Improving Brain Metastases Outcomes Through Stereotactic Radiosurgery and Immunotherapies
Brain metastases are the most common form of brain cancer. Brain metastases occur when cancerous cells break away from primary tumors in distant tissues or organs. The cancer cells travel to the brain via the bloodstream or lymphatic system. While any type of cancer can potentially spread to the brain, the cancers most associated with brain metastases initially develop in the lung, breast, skin (melanoma), colon, or kidney.
The enhanced knowledge of primary tumor biology, actionable molecular targets and continued improvements in systemic and radiotherapy regimens have helped improve survival rates. The treatment of brain metastasis involves a multidisciplinary collaboration with experts including neurosurgeons, medical oncologists, and radiation oncologists.
Recently, the multidisciplinary team at Moffitt authored a research article titled "Improving Brain Metastases Outcomes Through Therapeutic Synergy Between Stereotactic Radiosurgery and Targeted Cancer Therapies." The publication was recently featured in Frontiers in Oncology.
The article outlined the advances in targeted therapies to date. It also discussed the findings of studies investigating the synergy of using stereotactic radiosurgery and immunotherapies. These synergies have improved the outcome for patients with non-small cell lung, HER-2 positive, endocrine receptor-positive breast, melanoma, and renal cell carcinoma brain metastases.

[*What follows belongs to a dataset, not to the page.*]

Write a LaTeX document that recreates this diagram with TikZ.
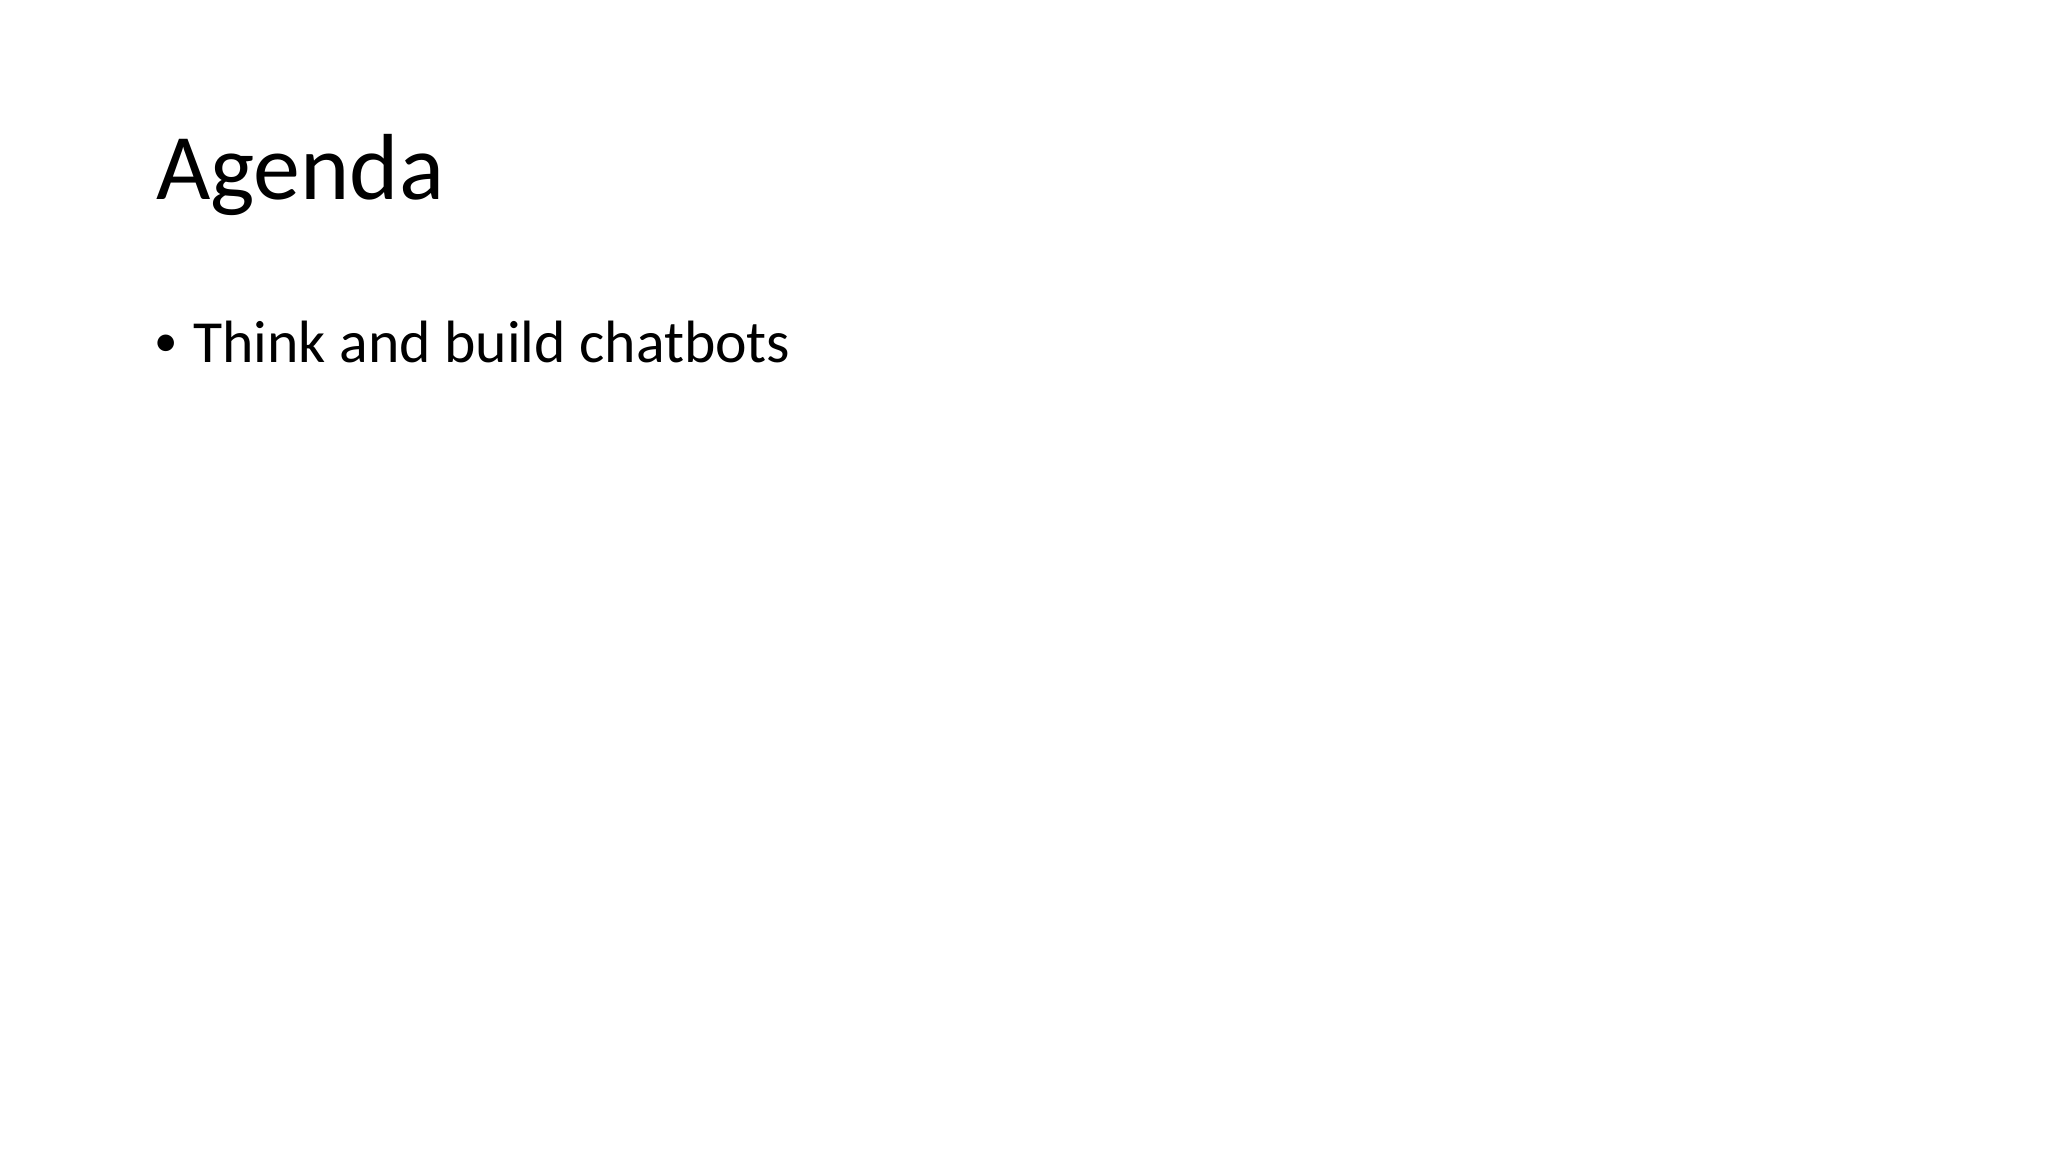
\documentclass[tikz,border=0pt]{standalone}
\usepackage{fontspec}
\setmainfont{Carlito}
\tikzset{
  slidetext/.style={anchor=base west,inner sep=0pt,text=black},
  titletext/.style={slidetext,font=\fontsize{44}{53}\selectfont},
  bullettext/.style={slidetext,font=\fontsize{28}{34}\selectfont},
  bulletmark/.style={inner sep=0pt,text=black,font=\fontsize{22}{26}\selectfont}
}
\begin{document}
\begin{tikzpicture}[x=1pt,y=1pt]
        %% Page
        \fill[white] (0,0) rectangle (960,-540);
        \useasboundingbox (0,0) rectangle (960,-540);
        %% Title
        \node[titletext] (title) at (73,-93.3) {Agenda};
        %% Bullet list
        \node[bullettext] (item) at (90.5,-169.7) {Think and build chatbots};
        \node[bulletmark] (dot) at (78,-162) {\textbullet};
    \end{tikzpicture}
\end{document}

"While stereotactic radiosurgery has been a mainstay of treatment for brain metastases, recent advances in targeted therapies and immunotherapies have provided additional options for certain groups of patients with brain metastases," said Dr. Michael Vogelbaum, Program Leader of Neuro-Oncology and Chief of Neurosurgery. "We are now exploring combinations of these treatments that may provide even better cancer control within the brain."
The research article also pointed out the challenges of comparing results from multiple studies assessing outcomes in patients with brain metastases. However, the authors agreed that the cumulative synergies underscore the importance of a multidisciplinary team approach and/or the various treatment modalities for patients with brain metastasis will likely lead to a better outcome.
Congratulations to the Moffitt Neuro-Oncology Program and the multidisciplinary team of authors including Drs. Sebastian Rubino, Daniel Oliver, Nam Tran, Michael Vogelbaum, Peter Forsyth, Hsiang-Hsuan Michael Yu, Kamran Ahmed and Arnold Etame.